**** Material for this task ****
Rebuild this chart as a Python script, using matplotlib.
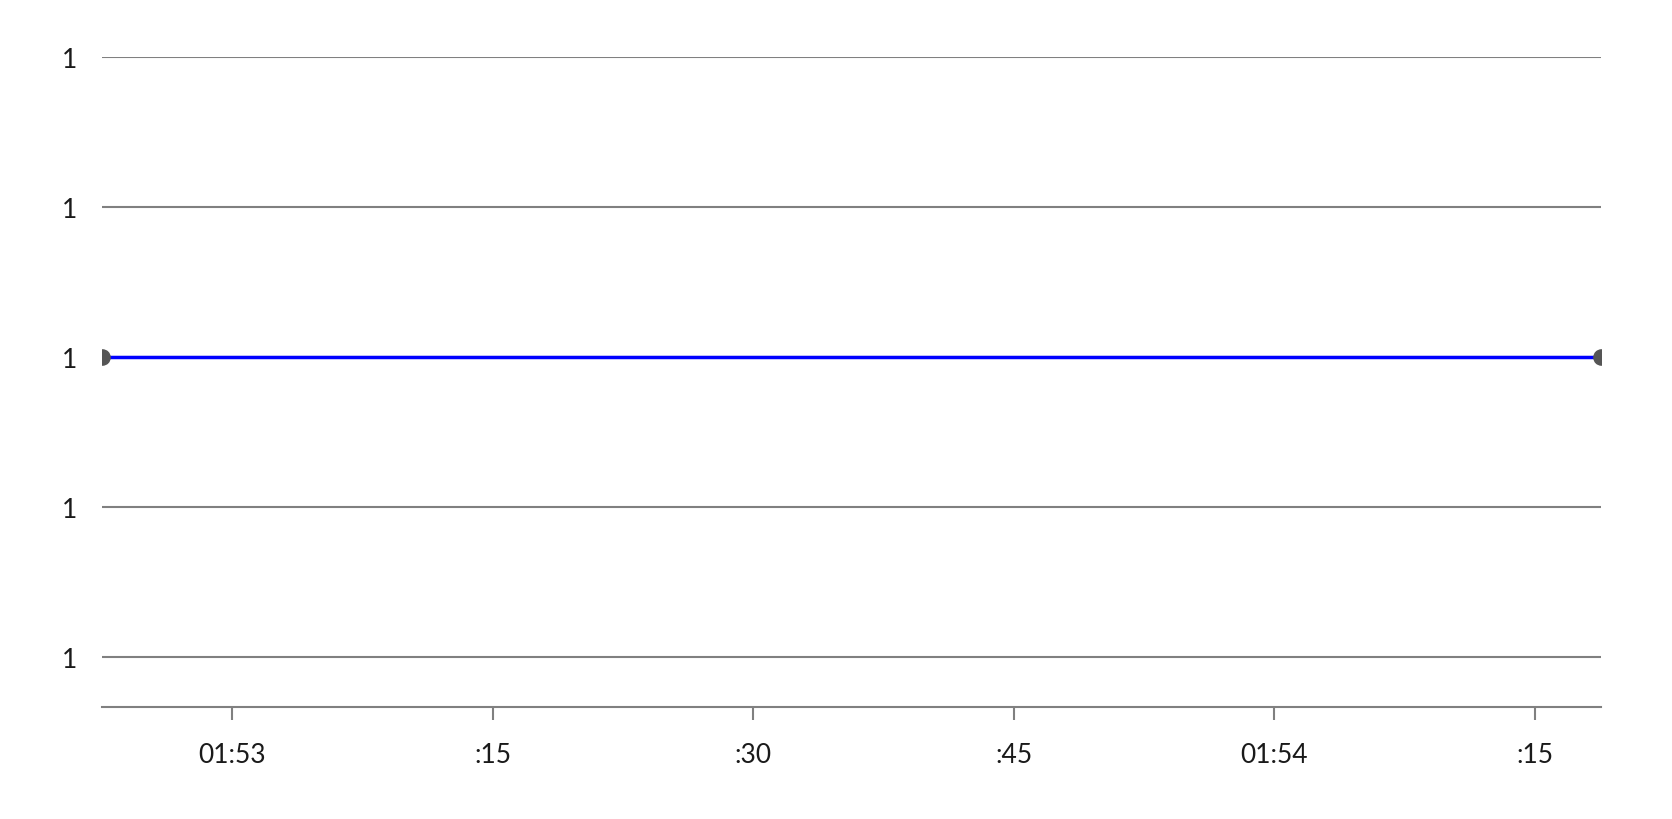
****
**** Material for this task ****
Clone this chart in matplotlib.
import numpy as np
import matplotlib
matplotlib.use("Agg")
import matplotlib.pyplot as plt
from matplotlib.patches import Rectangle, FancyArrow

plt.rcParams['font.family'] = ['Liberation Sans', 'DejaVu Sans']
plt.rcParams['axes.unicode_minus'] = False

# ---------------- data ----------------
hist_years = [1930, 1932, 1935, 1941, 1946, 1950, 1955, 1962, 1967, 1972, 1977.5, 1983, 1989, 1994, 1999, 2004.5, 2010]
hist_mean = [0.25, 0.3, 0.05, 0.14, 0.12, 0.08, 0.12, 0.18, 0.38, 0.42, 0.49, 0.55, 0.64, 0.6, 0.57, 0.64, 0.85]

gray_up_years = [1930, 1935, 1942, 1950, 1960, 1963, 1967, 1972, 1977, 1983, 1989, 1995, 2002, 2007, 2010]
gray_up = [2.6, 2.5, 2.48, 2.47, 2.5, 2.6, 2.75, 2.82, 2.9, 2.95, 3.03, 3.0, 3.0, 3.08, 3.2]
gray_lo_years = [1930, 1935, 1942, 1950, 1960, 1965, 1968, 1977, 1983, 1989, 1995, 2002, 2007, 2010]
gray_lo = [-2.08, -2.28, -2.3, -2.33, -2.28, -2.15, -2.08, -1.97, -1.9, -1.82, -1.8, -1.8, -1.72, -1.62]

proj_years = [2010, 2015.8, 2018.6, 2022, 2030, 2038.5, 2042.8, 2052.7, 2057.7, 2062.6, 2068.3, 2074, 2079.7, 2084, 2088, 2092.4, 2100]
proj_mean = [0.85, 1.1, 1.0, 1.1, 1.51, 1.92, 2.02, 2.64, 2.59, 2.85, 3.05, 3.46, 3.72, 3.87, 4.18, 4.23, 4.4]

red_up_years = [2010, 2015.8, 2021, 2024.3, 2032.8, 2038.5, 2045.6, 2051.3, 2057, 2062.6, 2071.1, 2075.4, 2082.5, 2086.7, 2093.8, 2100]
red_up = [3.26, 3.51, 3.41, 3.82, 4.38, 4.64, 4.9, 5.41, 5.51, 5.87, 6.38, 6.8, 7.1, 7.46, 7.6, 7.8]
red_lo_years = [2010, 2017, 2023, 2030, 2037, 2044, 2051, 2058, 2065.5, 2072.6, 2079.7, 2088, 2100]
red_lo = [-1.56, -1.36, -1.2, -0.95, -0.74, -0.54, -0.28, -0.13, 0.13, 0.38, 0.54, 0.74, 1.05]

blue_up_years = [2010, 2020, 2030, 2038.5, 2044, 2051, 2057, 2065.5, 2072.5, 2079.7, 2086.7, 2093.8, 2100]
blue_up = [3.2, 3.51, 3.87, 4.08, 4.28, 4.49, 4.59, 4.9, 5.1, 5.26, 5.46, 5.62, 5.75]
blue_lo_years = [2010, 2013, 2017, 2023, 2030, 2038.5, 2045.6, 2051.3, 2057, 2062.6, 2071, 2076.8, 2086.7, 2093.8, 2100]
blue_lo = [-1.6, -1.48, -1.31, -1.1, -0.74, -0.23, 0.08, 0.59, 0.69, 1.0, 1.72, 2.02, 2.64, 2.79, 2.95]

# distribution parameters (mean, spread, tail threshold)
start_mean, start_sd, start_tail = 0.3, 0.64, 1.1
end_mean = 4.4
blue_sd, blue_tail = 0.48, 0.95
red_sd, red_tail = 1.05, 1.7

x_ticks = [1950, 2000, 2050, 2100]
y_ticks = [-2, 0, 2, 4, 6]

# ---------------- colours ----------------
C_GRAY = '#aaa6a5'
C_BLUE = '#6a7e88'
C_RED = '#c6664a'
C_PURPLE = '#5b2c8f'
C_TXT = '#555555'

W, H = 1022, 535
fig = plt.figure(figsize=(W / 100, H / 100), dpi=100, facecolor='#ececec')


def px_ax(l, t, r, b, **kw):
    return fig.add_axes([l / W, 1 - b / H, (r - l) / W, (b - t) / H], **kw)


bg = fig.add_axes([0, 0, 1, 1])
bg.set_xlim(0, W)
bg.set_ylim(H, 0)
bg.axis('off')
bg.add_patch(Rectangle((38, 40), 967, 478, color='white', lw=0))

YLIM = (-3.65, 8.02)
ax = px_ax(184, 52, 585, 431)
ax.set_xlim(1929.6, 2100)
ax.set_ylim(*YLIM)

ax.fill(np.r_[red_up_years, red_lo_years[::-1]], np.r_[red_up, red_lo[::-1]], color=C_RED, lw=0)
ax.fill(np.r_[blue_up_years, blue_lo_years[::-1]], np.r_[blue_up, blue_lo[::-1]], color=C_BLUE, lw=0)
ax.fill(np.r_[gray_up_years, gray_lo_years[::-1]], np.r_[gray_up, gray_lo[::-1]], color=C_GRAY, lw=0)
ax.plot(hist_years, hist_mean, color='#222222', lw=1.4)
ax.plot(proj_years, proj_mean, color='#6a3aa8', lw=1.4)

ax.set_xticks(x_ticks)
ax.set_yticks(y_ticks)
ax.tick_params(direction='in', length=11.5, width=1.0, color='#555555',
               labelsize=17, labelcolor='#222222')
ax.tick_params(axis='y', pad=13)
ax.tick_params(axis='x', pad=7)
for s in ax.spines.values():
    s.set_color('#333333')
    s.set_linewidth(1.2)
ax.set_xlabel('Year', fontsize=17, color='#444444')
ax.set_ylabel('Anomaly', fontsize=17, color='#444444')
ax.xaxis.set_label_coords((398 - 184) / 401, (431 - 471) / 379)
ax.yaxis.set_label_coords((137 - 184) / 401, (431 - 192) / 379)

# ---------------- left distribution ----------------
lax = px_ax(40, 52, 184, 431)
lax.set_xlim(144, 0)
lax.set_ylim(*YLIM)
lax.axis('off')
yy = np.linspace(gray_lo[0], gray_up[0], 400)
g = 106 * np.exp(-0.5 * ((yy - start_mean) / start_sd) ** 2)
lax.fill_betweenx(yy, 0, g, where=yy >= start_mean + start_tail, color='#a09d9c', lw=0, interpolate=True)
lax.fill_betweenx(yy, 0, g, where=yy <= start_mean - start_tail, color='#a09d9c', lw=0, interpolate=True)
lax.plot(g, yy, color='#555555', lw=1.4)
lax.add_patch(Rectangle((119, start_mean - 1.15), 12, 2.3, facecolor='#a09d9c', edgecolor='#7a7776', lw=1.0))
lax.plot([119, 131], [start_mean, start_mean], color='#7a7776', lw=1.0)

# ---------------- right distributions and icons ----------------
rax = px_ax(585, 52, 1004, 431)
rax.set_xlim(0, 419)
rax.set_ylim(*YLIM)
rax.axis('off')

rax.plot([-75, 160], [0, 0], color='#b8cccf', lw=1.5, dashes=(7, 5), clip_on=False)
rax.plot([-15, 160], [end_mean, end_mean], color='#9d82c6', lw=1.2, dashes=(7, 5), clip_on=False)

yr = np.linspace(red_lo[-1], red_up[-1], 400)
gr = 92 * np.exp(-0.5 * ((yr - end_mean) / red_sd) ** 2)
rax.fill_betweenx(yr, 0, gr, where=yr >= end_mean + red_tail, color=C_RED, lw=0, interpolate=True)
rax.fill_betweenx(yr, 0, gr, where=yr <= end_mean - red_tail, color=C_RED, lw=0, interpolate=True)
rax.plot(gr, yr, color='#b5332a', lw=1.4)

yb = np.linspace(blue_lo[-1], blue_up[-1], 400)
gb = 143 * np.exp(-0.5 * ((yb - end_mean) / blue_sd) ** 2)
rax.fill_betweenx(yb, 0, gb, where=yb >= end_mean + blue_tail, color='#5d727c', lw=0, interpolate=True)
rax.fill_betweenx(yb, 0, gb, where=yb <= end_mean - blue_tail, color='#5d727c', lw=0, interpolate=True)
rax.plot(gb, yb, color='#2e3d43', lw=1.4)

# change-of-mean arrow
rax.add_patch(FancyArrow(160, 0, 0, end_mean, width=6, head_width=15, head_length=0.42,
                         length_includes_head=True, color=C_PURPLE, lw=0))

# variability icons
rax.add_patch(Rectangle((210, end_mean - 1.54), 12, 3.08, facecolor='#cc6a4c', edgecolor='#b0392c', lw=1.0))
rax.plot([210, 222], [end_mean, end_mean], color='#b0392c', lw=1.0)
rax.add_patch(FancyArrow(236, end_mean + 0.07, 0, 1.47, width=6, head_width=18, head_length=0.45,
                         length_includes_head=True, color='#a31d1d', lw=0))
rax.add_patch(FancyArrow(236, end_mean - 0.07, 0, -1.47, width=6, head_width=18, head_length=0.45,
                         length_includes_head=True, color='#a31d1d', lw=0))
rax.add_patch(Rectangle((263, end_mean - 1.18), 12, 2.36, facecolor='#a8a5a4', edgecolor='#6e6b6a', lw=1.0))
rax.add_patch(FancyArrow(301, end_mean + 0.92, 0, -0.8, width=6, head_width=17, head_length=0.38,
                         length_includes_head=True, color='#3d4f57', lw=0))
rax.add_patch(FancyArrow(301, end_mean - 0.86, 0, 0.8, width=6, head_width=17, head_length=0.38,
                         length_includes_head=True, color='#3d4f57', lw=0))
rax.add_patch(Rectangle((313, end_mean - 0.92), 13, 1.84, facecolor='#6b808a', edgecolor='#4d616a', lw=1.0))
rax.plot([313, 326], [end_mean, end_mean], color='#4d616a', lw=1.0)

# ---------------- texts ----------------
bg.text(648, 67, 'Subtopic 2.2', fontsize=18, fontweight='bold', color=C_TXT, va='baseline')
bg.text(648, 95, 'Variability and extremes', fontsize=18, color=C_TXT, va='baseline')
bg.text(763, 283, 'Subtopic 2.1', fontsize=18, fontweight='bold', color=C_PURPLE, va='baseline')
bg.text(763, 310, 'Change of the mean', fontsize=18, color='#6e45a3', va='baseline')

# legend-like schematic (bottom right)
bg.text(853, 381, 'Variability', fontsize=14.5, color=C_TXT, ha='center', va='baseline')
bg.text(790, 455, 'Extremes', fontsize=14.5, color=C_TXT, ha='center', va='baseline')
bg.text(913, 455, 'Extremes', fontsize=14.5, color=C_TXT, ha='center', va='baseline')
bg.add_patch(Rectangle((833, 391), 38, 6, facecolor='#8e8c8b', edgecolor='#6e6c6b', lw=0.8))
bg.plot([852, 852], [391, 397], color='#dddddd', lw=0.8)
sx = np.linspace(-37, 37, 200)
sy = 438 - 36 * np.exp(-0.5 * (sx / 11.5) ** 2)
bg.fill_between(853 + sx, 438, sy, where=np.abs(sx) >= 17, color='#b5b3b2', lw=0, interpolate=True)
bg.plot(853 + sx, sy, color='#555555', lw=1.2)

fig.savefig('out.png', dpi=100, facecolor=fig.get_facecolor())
****
■ Short problem
Return the exact lines from the line with "Clone this chart in matplotlib." to the line with "0.54, 0.74, 1.05]", inclusive of both, with nothing added.

■ Correct answer
Clone this chart in matplotlib.
import numpy as np
import matplotlib
matplotlib.use("Agg")
import matplotlib.pyplot as plt
from matplotlib.patches import Rectangle, FancyArrow

plt.rcParams['font.family'] = ['Liberation Sans', 'DejaVu Sans']
plt.rcParams['axes.unicode_minus'] = False

# ---------------- data ----------------
hist_years = [1930, 1932, 1935, 1941, 1946, 1950, 1955, 1962, 1967, 1972, 1977.5, 1983, 1989, 1994, 1999, 2004.5, 2010]
hist_mean = [0.25, 0.3, 0.05, 0.14, 0.12, 0.08, 0.12, 0.18, 0.38, 0.42, 0.49, 0.55, 0.64, 0.6, 0.57, 0.64, 0.85]

gray_up_years = [1930, 1935, 1942, 1950, 1960, 1963, 1967, 1972, 1977, 1983, 1989, 1995, 2002, 2007, 2010]
gray_up = [2.6, 2.5, 2.48, 2.47, 2.5, 2.6, 2.75, 2.82, 2.9, 2.95, 3.03, 3.0, 3.0, 3.08, 3.2]
gray_lo_years = [1930, 1935, 1942, 1950, 1960, 1965, 1968, 1977, 1983, 1989, 1995, 2002, 2007, 2010]
gray_lo = [-2.08, -2.28, -2.3, -2.33, -2.28, -2.15, -2.08, -1.97, -1.9, -1.82, -1.8, -1.8, -1.72, -1.62]

proj_years = [2010, 2015.8, 2018.6, 2022, 2030, 2038.5, 2042.8, 2052.7, 2057.7, 2062.6, 2068.3, 2074, 2079.7, 2084, 2088, 2092.4, 2100]
proj_mean = [0.85, 1.1, 1.0, 1.1, 1.51, 1.92, 2.02, 2.64, 2.59, 2.85, 3.05, 3.46, 3.72, 3.87, 4.18, 4.23, 4.4]

red_up_years = [2010, 2015.8, 2021, 2024.3, 2032.8, 2038.5, 2045.6, 2051.3, 2057, 2062.6, 2071.1, 2075.4, 2082.5, 2086.7, 2093.8, 2100]
red_up = [3.26, 3.51, 3.41, 3.82, 4.38, 4.64, 4.9, 5.41, 5.51, 5.87, 6.38, 6.8, 7.1, 7.46, 7.6, 7.8]
red_lo_years = [2010, 2017, 2023, 2030, 2037, 2044, 2051, 2058, 2065.5, 2072.6, 2079.7, 2088, 2100]
red_lo = [-1.56, -1.36, -1.2, -0.95, -0.74, -0.54, -0.28, -0.13, 0.13, 0.38, 0.54, 0.74, 1.05]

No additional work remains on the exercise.